* TASK *
Give back exactly the lines from the beginning of the listing below to the line holding "import seaborn as sns", both ends included; the pictures stay out.

* DATASET EXTRACT *
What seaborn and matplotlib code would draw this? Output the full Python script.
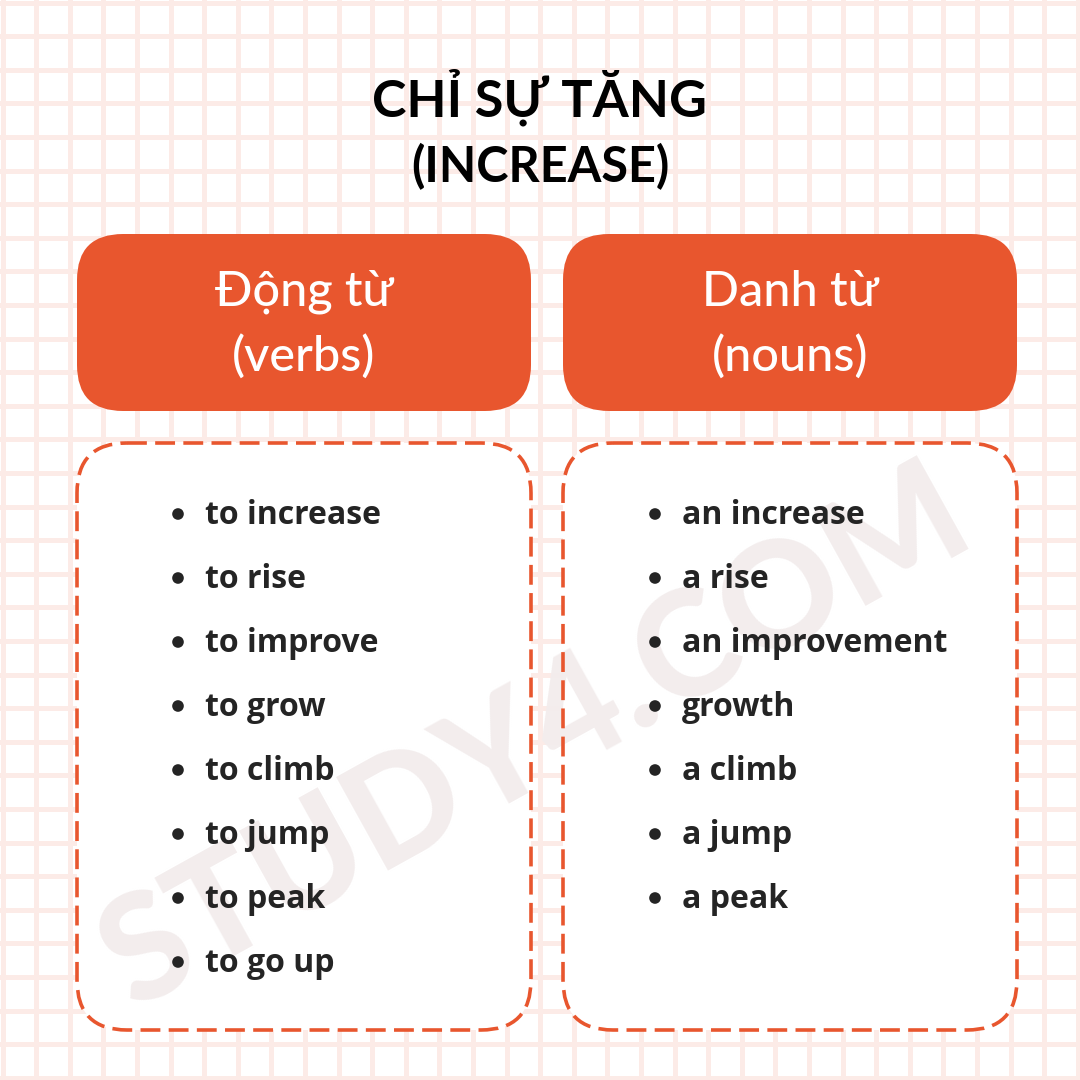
import numpy as np
import pandas as pd
import matplotlib
matplotlib.use("Agg")
import matplotlib.pyplot as plt
from matplotlib.patches import FancyBboxPatch
import seaborn as sns

# nội dung
title_line1 = "CHỈ SỰ TĂNG"
title_line2 = "(INCREASE)"
header_left = ["Động từ", "(verbs)"]
header_right = ["Danh từ", "(nouns)"]
verbs = ["to increase", "to rise", "to improve", "to grow",
         "to climb", "to jump", "to peak", "to go up"]
nouns = ["an increase", "a rise", "an improvement", "growth",
         "a climb", "a jump", "a peak"]
watermark = "STUDY4.COM"

ORANGE = "#e8562e"
GRID = "#fcebe7"
INK = "#242424"

sns.set_theme(style="white")
plt.rcParams["font.family"] = ["Lato", "Noto Sans", "DejaVu Sans"]

W = 1080
fig = plt.figure(figsize=(10.8, 10.8), dpi=100)
ax = fig.add_axes([0, 0, 1, 1])
ax.set_xlim(0, W)
ax.set_ylim(W, 0)

# nền lưới kẻ ô
grid_pos = 2.5 + 33.6 * np.arange(33)
ax.set_xticks(grid_pos)
ax.set_yticks(grid_pos)
ax.tick_params(length=0, labelbottom=False, labelleft=False)
ax.grid(True, color=GRID, linewidth=3.6)
ax.set_axisbelow(True)
for s in ax.spines.values():
    s.set_visible(False)

# tiêu đề
ax.text(540, 97, title_line1, ha="center", va="center", fontsize=37.5,
        fontweight="bold", color="black")
ax.text(540, 167, title_line2, ha="center", va="center", fontsize=35,
        fontweight="bold", color="black")

# hộp tiêu đề cột
col_x = [77, 563]
bullet_off = [101, 92]
box_w = 454
for x0, lines in zip(col_x, [header_left, header_right]):
    ax.add_patch(FancyBboxPatch((x0, 234), box_w, 177,
                                boxstyle="round,pad=0,rounding_size=46",
                                fc=ORANGE, ec="none", zorder=2))
    cx = x0 + box_w / 2
    ax.text(cx, 292, lines[0], ha="center", va="center", fontsize=35,
            color="white", fontweight="medium", zorder=3)
    ax.text(cx, 356, lines[1], ha="center", va="center", fontsize=35,
            color="white", fontweight="medium", zorder=3)

# hộp danh sách (viền nét đứt)
for x0 in col_x:
    ax.add_patch(FancyBboxPatch((x0, 443), box_w, 587,
                                boxstyle="round,pad=0,rounding_size=50",
                                fc="white", ec="none", zorder=2))
    ax.add_patch(FancyBboxPatch((x0, 443), box_w, 587,
                                boxstyle="round,pad=0,rounding_size=50",
                                fc="none", ec=ORANGE, lw=2.6,
                                linestyle=(0, (5.5, 2.3)), zorder=5))

# watermark
ax.text(535, 738, watermark, ha="center", va="center", rotation=29,
        rotation_mode="anchor", fontsize=106, fontweight="black",
        color="#f3eded", zorder=4)

# danh sách
row_y0, row_step = 514, 64
for x0, off, items in zip(col_x, bullet_off, [verbs, nouns]):
    bx = x0 + off
    df = pd.DataFrame({"x": [bx] * len(items),
                       "y": row_y0 + row_step * np.arange(len(items))})
    sns.scatterplot(data=df, x="x", y="y", ax=ax, s=70, color=INK,
                    edgecolor="none", zorder=6, legend=False)
    for yy, item in zip(df["y"], items):
        ax.text(bx + 27, yy + 2, item, ha="left", va="center", fontsize=23,
                fontweight="bold", color=INK, zorder=6,
                family=["Open Sans", "DejaVu Sans"])

ax.set_xlabel("")
ax.set_ylabel("")
fig.savefig("out.png", dpi=100, facecolor="white")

* ANSWER TO THE EXERCISE *
What seaborn and matplotlib code would draw this? Output the full Python script.
import numpy as np
import pandas as pd
import matplotlib
matplotlib.use("Agg")
import matplotlib.pyplot as plt
from matplotlib.patches import FancyBboxPatch
import seaborn as sns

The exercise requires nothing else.